## Data supplied
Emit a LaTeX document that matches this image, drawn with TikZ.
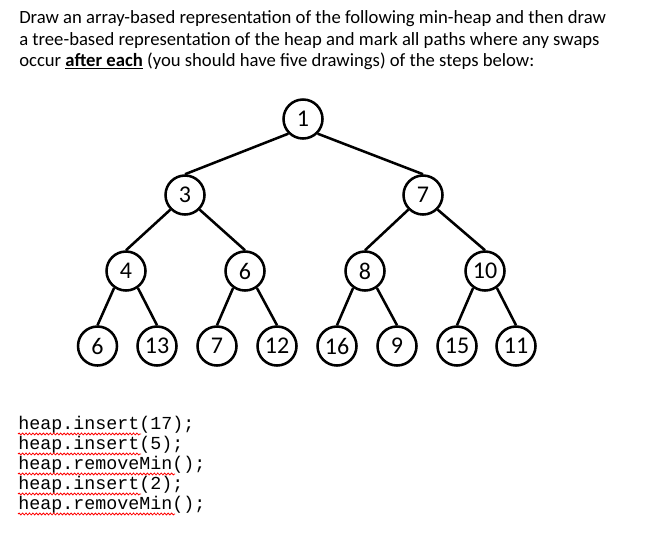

---

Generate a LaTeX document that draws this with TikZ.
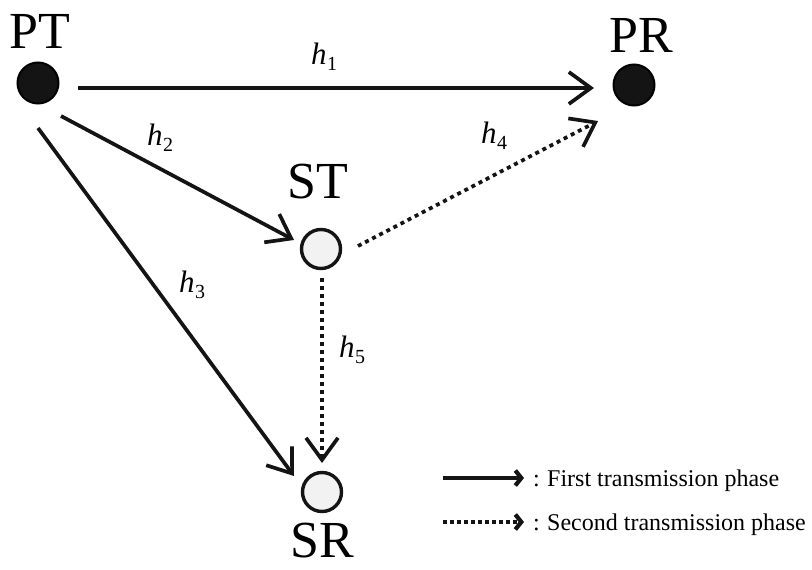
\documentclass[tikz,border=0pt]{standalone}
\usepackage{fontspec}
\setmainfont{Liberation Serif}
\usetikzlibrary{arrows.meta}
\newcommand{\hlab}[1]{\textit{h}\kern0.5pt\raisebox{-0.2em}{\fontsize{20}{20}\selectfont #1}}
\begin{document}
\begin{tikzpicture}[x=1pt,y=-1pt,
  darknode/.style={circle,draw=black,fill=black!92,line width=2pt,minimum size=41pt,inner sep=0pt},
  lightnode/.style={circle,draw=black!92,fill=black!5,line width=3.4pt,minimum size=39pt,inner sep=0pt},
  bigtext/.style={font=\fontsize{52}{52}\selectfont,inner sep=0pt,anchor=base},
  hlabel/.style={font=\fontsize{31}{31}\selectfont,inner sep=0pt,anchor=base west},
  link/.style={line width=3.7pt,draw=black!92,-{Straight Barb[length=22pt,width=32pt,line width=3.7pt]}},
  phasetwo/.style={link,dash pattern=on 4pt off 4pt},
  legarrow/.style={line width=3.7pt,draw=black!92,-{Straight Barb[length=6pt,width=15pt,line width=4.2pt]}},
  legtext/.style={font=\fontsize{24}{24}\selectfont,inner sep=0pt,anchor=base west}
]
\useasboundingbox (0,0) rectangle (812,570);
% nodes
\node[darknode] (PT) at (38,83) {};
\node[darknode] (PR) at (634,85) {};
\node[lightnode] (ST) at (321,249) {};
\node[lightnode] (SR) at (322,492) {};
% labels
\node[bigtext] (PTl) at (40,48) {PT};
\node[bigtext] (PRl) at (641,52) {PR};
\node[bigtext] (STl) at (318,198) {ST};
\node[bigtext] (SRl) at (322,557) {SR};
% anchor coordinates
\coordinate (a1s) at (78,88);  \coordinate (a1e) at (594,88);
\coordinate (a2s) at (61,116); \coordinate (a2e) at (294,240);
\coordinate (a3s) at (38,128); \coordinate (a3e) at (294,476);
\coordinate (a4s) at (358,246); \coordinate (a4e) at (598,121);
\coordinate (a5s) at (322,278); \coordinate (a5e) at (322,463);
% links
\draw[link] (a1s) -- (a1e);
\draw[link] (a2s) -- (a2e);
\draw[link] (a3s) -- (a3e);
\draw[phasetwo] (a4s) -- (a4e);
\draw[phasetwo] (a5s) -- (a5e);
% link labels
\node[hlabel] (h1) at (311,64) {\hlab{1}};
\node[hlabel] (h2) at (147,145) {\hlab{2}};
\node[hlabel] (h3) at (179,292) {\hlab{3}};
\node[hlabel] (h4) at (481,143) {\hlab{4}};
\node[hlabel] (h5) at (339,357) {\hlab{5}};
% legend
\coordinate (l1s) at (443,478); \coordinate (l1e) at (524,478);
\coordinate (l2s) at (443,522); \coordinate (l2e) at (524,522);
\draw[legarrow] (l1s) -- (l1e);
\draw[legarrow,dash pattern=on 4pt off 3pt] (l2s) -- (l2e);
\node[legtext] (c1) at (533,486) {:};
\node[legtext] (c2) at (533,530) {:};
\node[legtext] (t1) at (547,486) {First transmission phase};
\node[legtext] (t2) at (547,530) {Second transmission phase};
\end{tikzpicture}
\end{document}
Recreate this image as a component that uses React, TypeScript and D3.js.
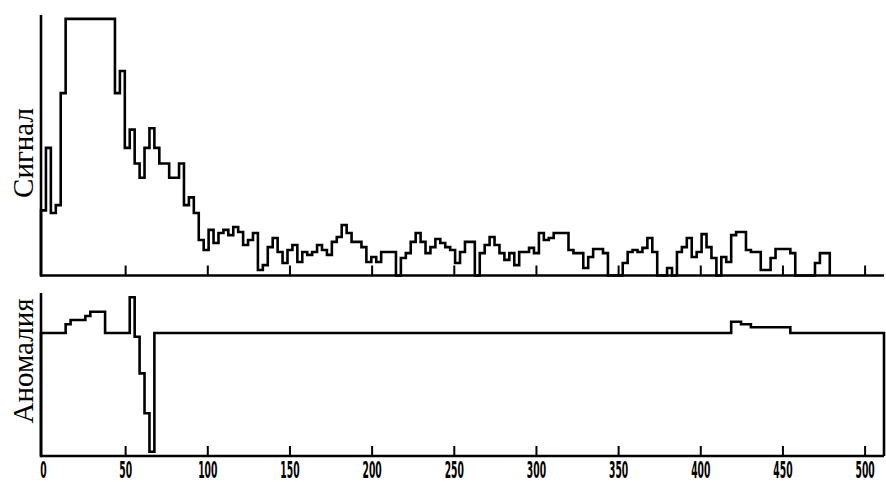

* * *

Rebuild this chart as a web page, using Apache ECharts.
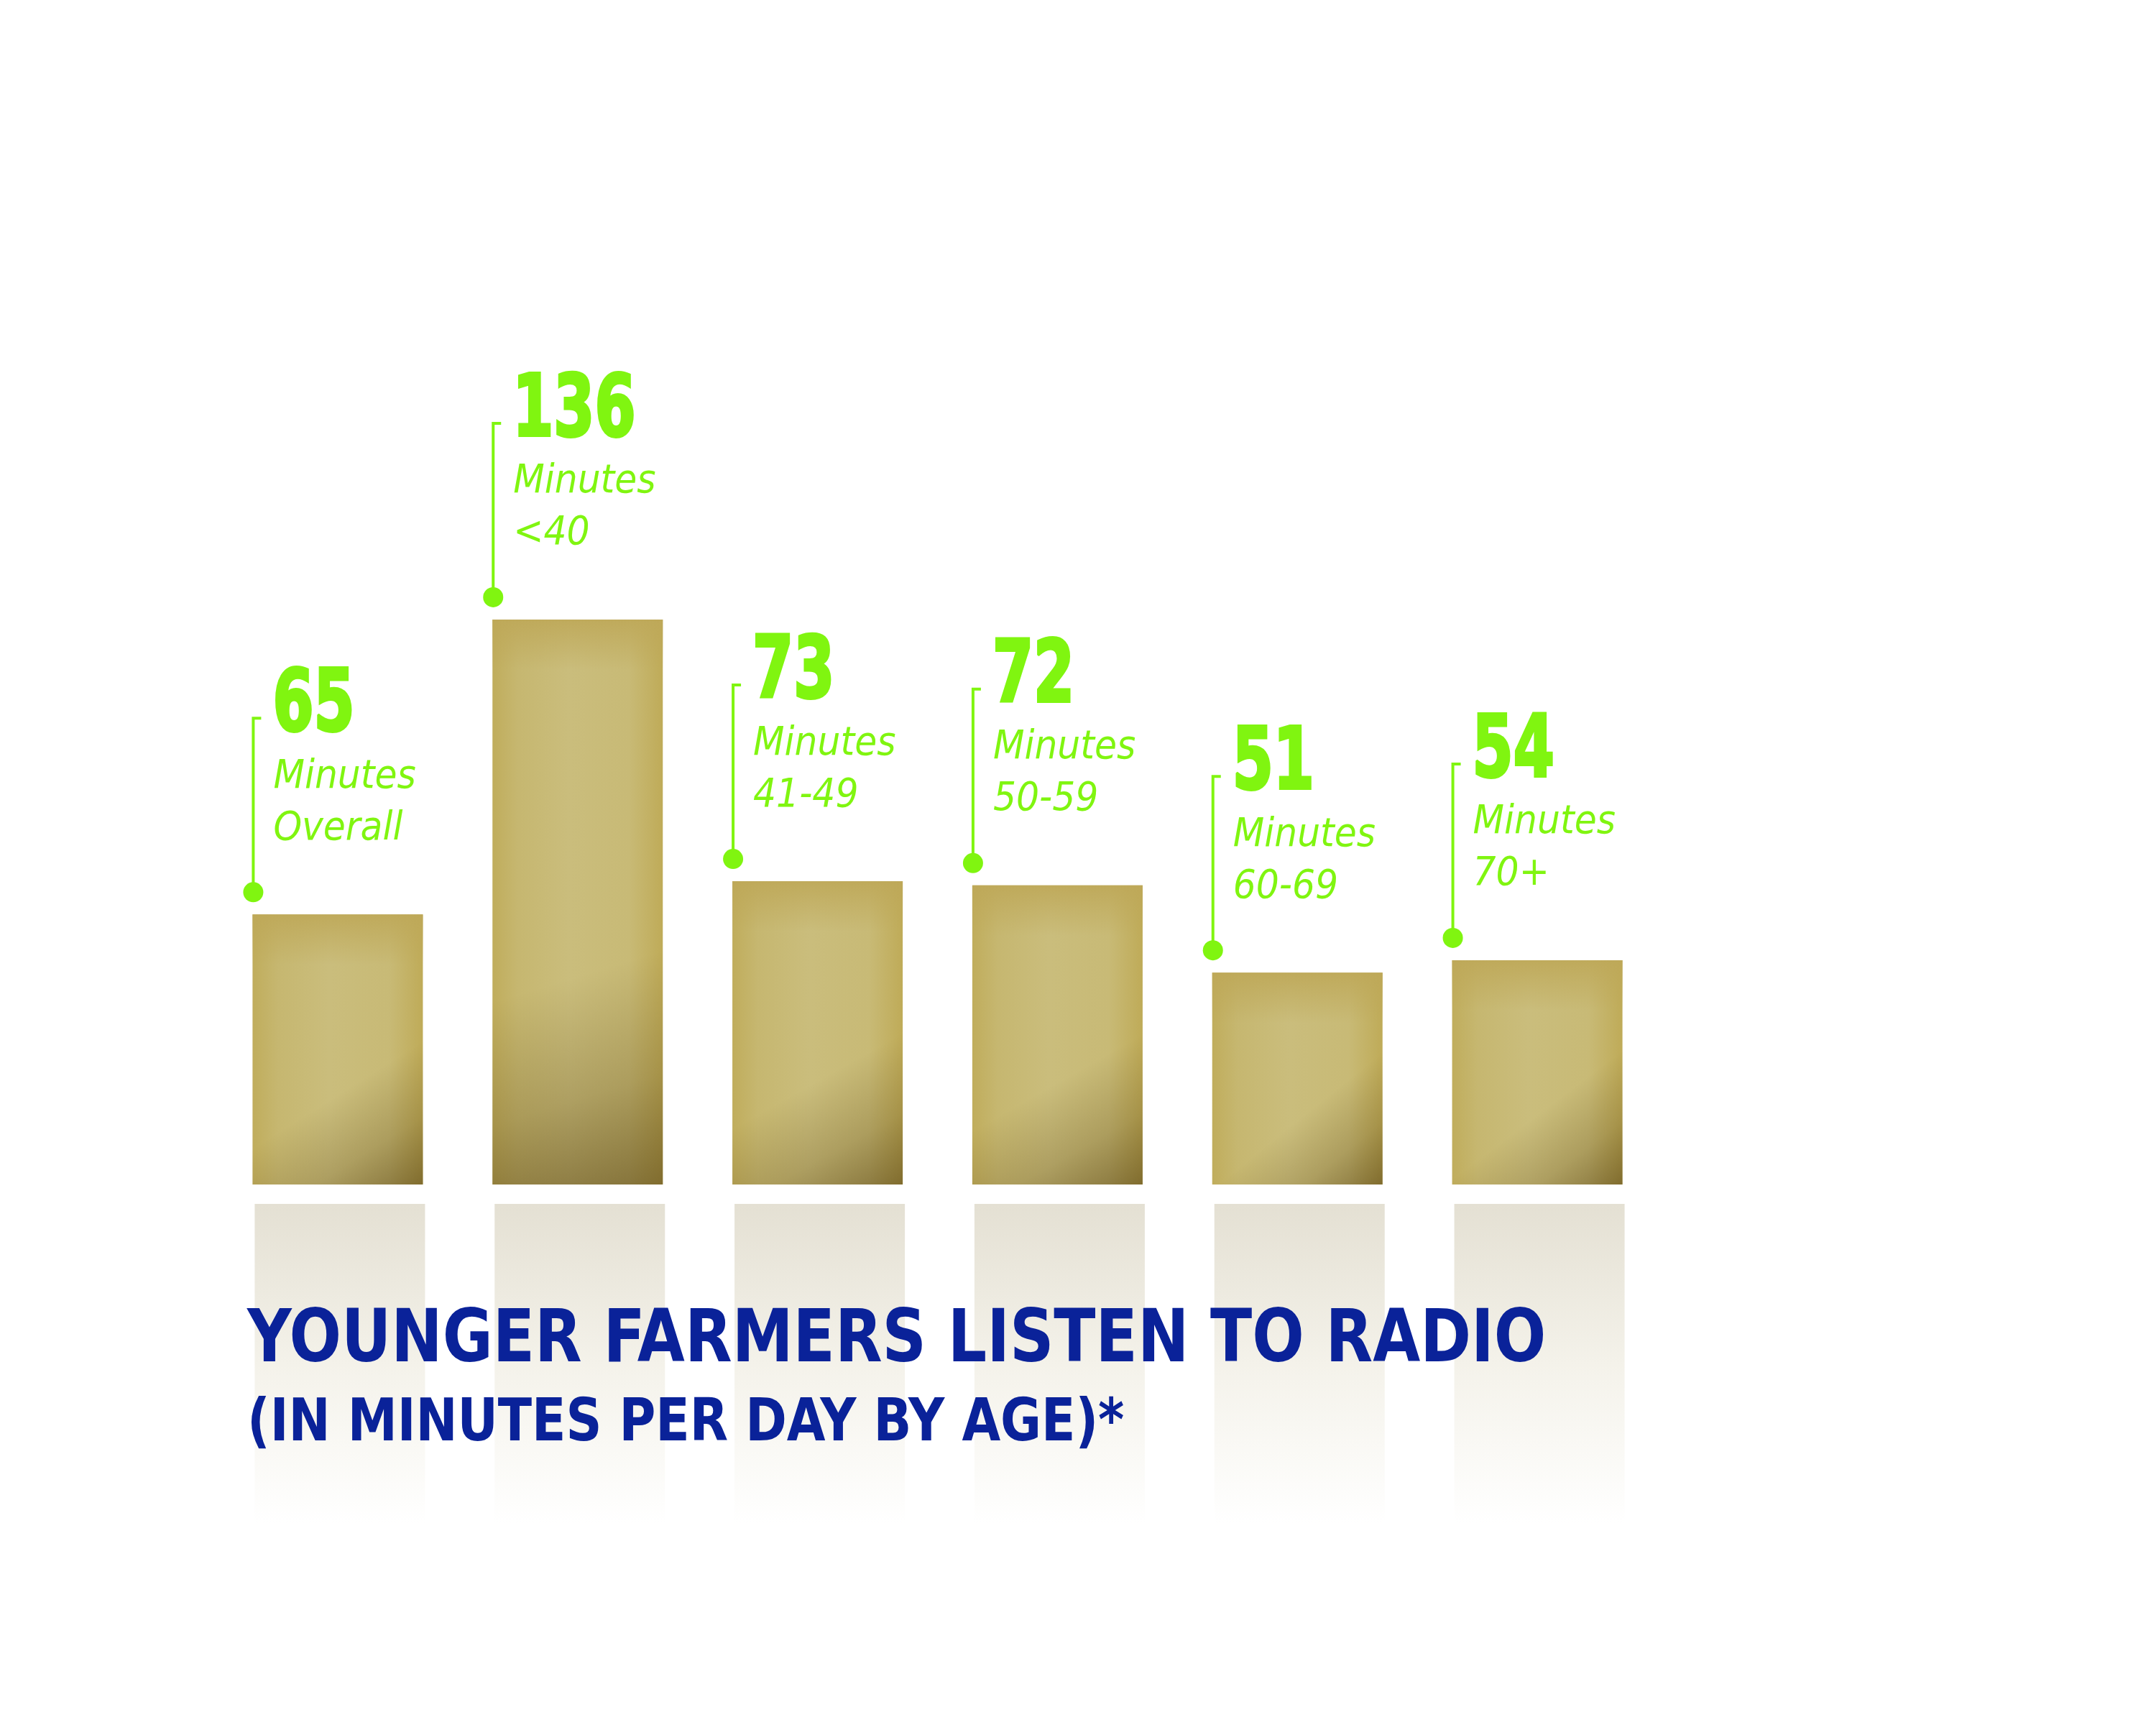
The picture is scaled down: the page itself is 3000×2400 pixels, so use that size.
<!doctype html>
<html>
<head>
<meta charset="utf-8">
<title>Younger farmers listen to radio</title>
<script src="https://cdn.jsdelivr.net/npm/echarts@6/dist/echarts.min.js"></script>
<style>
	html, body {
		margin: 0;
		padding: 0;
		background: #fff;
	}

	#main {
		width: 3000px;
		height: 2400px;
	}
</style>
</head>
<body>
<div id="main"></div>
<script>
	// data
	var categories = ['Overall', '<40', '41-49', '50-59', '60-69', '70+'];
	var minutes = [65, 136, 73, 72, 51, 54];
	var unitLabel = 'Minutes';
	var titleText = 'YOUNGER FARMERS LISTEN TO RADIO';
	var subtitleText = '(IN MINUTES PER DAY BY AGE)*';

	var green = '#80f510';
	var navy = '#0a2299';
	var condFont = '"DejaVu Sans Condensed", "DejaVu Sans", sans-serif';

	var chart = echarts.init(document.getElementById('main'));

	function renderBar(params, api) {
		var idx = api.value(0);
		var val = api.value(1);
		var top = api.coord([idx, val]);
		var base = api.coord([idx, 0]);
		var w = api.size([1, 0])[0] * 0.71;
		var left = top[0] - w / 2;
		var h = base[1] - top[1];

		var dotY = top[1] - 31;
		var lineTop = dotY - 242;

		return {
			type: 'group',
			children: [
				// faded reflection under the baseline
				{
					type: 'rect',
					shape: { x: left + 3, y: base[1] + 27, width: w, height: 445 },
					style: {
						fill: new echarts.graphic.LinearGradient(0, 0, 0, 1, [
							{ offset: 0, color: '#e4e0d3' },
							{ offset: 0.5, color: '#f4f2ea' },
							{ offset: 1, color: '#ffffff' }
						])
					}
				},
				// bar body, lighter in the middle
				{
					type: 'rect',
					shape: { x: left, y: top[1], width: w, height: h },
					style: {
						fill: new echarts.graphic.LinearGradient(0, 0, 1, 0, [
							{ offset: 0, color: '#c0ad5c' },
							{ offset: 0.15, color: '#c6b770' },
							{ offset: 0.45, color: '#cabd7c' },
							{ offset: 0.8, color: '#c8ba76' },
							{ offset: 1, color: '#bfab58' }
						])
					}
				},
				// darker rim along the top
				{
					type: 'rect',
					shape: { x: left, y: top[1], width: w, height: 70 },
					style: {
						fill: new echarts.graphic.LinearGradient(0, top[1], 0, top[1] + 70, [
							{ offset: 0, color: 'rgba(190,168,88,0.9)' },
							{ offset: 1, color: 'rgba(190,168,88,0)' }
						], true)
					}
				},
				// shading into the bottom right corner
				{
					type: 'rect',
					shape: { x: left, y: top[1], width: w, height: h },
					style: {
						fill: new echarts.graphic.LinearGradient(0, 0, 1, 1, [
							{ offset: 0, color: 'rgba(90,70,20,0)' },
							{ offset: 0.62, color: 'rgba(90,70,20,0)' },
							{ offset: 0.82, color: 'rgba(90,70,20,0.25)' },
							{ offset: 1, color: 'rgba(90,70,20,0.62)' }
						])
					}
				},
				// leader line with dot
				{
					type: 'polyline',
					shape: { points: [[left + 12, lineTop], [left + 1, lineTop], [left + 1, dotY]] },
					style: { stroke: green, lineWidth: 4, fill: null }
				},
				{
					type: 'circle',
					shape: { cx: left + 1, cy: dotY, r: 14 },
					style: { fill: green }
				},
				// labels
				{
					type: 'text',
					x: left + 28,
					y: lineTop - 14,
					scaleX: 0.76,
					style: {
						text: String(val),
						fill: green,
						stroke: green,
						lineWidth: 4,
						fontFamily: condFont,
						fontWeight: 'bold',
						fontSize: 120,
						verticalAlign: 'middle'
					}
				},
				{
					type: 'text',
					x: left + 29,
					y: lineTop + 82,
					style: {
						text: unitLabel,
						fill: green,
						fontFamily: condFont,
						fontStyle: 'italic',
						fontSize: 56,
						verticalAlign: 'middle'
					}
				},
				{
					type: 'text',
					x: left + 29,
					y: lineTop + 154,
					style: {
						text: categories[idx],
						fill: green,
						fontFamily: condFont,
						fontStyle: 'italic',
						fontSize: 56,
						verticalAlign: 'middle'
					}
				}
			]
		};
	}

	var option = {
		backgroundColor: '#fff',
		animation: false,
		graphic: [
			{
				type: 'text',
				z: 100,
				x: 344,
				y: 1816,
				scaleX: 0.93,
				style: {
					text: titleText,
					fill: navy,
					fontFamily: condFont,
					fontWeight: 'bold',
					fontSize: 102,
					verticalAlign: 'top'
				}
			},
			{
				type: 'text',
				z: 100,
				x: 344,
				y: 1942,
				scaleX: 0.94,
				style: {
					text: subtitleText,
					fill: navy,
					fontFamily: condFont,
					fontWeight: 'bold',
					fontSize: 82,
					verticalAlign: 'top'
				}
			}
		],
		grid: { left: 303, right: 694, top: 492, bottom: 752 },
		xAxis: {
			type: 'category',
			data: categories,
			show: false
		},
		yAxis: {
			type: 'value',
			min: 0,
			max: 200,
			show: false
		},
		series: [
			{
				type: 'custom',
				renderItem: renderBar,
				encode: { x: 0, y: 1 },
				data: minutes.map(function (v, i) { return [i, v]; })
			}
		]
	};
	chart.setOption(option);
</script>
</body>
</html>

## Task statement
Starting at the line that contains "The picture is", set down every line up to and including the line that contains "var lineTop = dotY - 242;", exactly as given, and no other line.

## Correct output
The picture is scaled down: the page itself is 3000×2400 pixels, so use that size.
<!doctype html>
<html>
<head>
<meta charset="utf-8">
<title>Younger farmers listen to radio</title>
<script src="https://cdn.jsdelivr.net/npm/echarts@6/dist/echarts.min.js"></script>
<style>
	html, body {
		margin: 0;
		padding: 0;
		background: #fff;
	}

	#main {
		width: 3000px;
		height: 2400px;
	}
</style>
</head>
<body>
<div id="main"></div>
<script>
	// data
	var categories = ['Overall', '<40', '41-49', '50-59', '60-69', '70+'];
	var minutes = [65, 136, 73, 72, 51, 54];
	var unitLabel = 'Minutes';
	var titleText = 'YOUNGER FARMERS LISTEN TO RADIO';
	var subtitleText = '(IN MINUTES PER DAY BY AGE)*';

	var green = '#80f510';
	var navy = '#0a2299';
	var condFont = '"DejaVu Sans Condensed", "DejaVu Sans", sans-serif';

	var chart = echarts.init(document.getElementById('main'));

	function renderBar(params, api) {
		var idx = api.value(0);
		var val = api.value(1);
		var top = api.coord([idx, val]);
		var base = api.coord([idx, 0]);
		var w = api.size([1, 0])[0] * 0.71;
		var left = top[0] - w / 2;
		var h = base[1] - top[1];

		var dotY = top[1] - 31;
		var lineTop = dotY - 242;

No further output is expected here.